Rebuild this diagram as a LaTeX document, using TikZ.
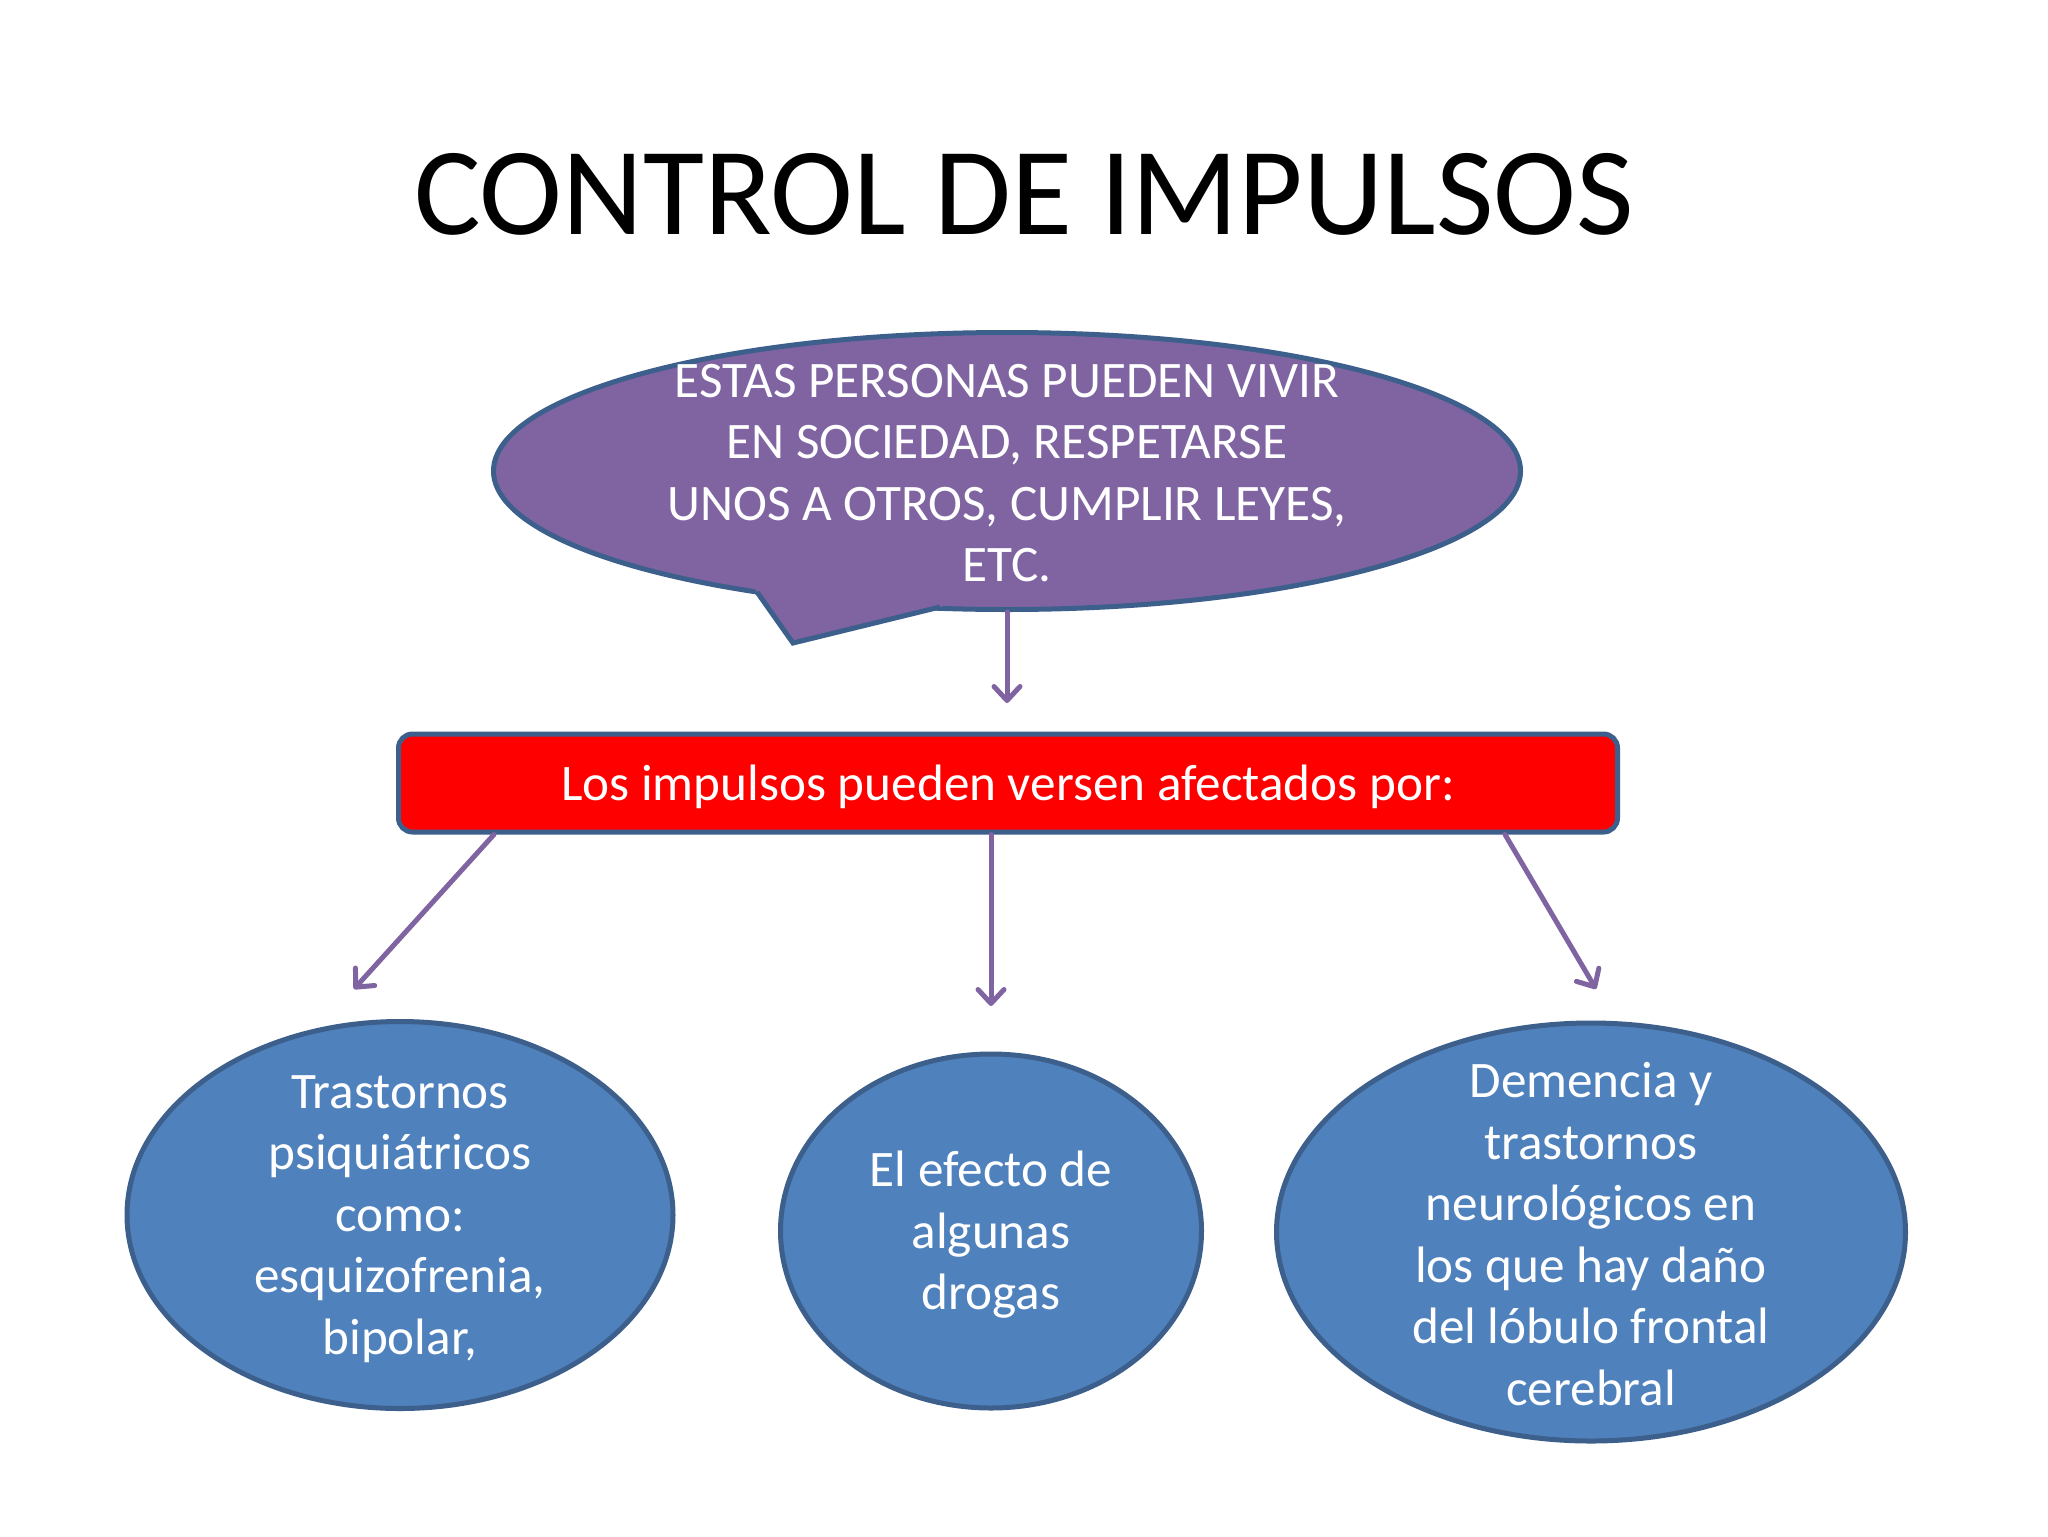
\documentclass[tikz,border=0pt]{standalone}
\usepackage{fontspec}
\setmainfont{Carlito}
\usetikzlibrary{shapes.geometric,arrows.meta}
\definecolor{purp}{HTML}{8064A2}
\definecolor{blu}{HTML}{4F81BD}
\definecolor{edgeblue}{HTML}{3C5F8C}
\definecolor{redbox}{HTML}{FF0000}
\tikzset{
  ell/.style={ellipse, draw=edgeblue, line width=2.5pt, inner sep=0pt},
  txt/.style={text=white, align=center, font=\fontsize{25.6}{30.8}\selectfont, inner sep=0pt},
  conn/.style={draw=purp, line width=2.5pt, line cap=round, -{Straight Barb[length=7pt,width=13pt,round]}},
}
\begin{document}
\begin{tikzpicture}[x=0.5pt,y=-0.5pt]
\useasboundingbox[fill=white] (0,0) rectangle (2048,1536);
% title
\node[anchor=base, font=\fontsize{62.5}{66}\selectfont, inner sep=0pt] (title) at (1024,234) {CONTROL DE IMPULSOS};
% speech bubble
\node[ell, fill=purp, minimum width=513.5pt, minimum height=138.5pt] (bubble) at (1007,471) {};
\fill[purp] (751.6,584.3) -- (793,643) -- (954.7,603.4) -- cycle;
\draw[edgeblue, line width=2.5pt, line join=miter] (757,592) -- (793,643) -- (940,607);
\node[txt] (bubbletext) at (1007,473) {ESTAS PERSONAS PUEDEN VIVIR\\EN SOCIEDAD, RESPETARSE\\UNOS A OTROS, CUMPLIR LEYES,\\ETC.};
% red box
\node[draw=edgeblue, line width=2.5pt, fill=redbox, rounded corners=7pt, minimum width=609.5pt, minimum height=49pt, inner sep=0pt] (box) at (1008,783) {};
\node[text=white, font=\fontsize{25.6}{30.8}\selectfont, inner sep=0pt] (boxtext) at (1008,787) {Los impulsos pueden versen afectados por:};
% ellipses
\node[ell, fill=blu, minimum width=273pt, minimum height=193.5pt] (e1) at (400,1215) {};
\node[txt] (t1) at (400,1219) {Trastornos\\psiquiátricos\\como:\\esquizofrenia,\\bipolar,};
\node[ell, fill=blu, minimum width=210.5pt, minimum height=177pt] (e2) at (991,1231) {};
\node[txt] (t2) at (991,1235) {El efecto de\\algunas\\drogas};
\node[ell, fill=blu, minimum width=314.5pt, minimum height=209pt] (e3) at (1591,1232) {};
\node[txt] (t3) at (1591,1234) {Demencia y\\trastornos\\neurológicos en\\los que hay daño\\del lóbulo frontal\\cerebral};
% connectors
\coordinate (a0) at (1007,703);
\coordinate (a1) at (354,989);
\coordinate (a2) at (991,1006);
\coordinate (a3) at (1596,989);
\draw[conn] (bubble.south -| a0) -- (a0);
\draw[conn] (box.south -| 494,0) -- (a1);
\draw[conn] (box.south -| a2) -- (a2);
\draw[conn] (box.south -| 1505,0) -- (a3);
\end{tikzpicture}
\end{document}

To be done: Without the pictures, output the full listing exactly as it stands.

Full solution:
Rebuild this diagram as a LaTeX document, using TikZ.
\documentclass[tikz,border=0pt]{standalone}
\usepackage{fontspec}
\setmainfont{Carlito}
\usetikzlibrary{shapes.geometric,arrows.meta}
\definecolor{purp}{HTML}{8064A2}
\definecolor{blu}{HTML}{4F81BD}
\definecolor{edgeblue}{HTML}{3C5F8C}
\definecolor{redbox}{HTML}{FF0000}
\tikzset{
  ell/.style={ellipse, draw=edgeblue, line width=2.5pt, inner sep=0pt},
  txt/.style={text=white, align=center, font=\fontsize{25.6}{30.8}\selectfont, inner sep=0pt},
  conn/.style={draw=purp, line width=2.5pt, line cap=round, -{Straight Barb[length=7pt,width=13pt,round]}},
}
\begin{document}
\begin{tikzpicture}[x=0.5pt,y=-0.5pt]
\useasboundingbox[fill=white] (0,0) rectangle (2048,1536);
% title
\node[anchor=base, font=\fontsize{62.5}{66}\selectfont, inner sep=0pt] (title) at (1024,234) {CONTROL DE IMPULSOS};
% speech bubble
\node[ell, fill=purp, minimum width=513.5pt, minimum height=138.5pt] (bubble) at (1007,471) {};
\fill[purp] (751.6,584.3) -- (793,643) -- (954.7,603.4) -- cycle;
\draw[edgeblue, line width=2.5pt, line join=miter] (757,592) -- (793,643) -- (940,607);
\node[txt] (bubbletext) at (1007,473) {ESTAS PERSONAS PUEDEN VIVIR\\EN SOCIEDAD, RESPETARSE\\UNOS A OTROS, CUMPLIR LEYES,\\ETC.};
% red box
\node[draw=edgeblue, line width=2.5pt, fill=redbox, rounded corners=7pt, minimum width=609.5pt, minimum height=49pt, inner sep=0pt] (box) at (1008,783) {};
\node[text=white, font=\fontsize{25.6}{30.8}\selectfont, inner sep=0pt] (boxtext) at (1008,787) {Los impulsos pueden versen afectados por:};
% ellipses
\node[ell, fill=blu, minimum width=273pt, minimum height=193.5pt] (e1) at (400,1215) {};
\node[txt] (t1) at (400,1219) {Trastornos\\psiquiátricos\\como:\\esquizofrenia,\\bipolar,};
\node[ell, fill=blu, minimum width=210.5pt, minimum height=177pt] (e2) at (991,1231) {};
\node[txt] (t2) at (991,1235) {El efecto de\\algunas\\drogas};
\node[ell, fill=blu, minimum width=314.5pt, minimum height=209pt] (e3) at (1591,1232) {};
\node[txt] (t3) at (1591,1234) {Demencia y\\trastornos\\neurológicos en\\los que hay daño\\del lóbulo frontal\\cerebral};
% connectors
\coordinate (a0) at (1007,703);
\coordinate (a1) at (354,989);
\coordinate (a2) at (991,1006);
\coordinate (a3) at (1596,989);
\draw[conn] (bubble.south -| a0) -- (a0);
\draw[conn] (box.south -| 494,0) -- (a1);
\draw[conn] (box.south -| a2) -- (a2);
\draw[conn] (box.south -| 1505,0) -- (a3);
\end{tikzpicture}
\end{document}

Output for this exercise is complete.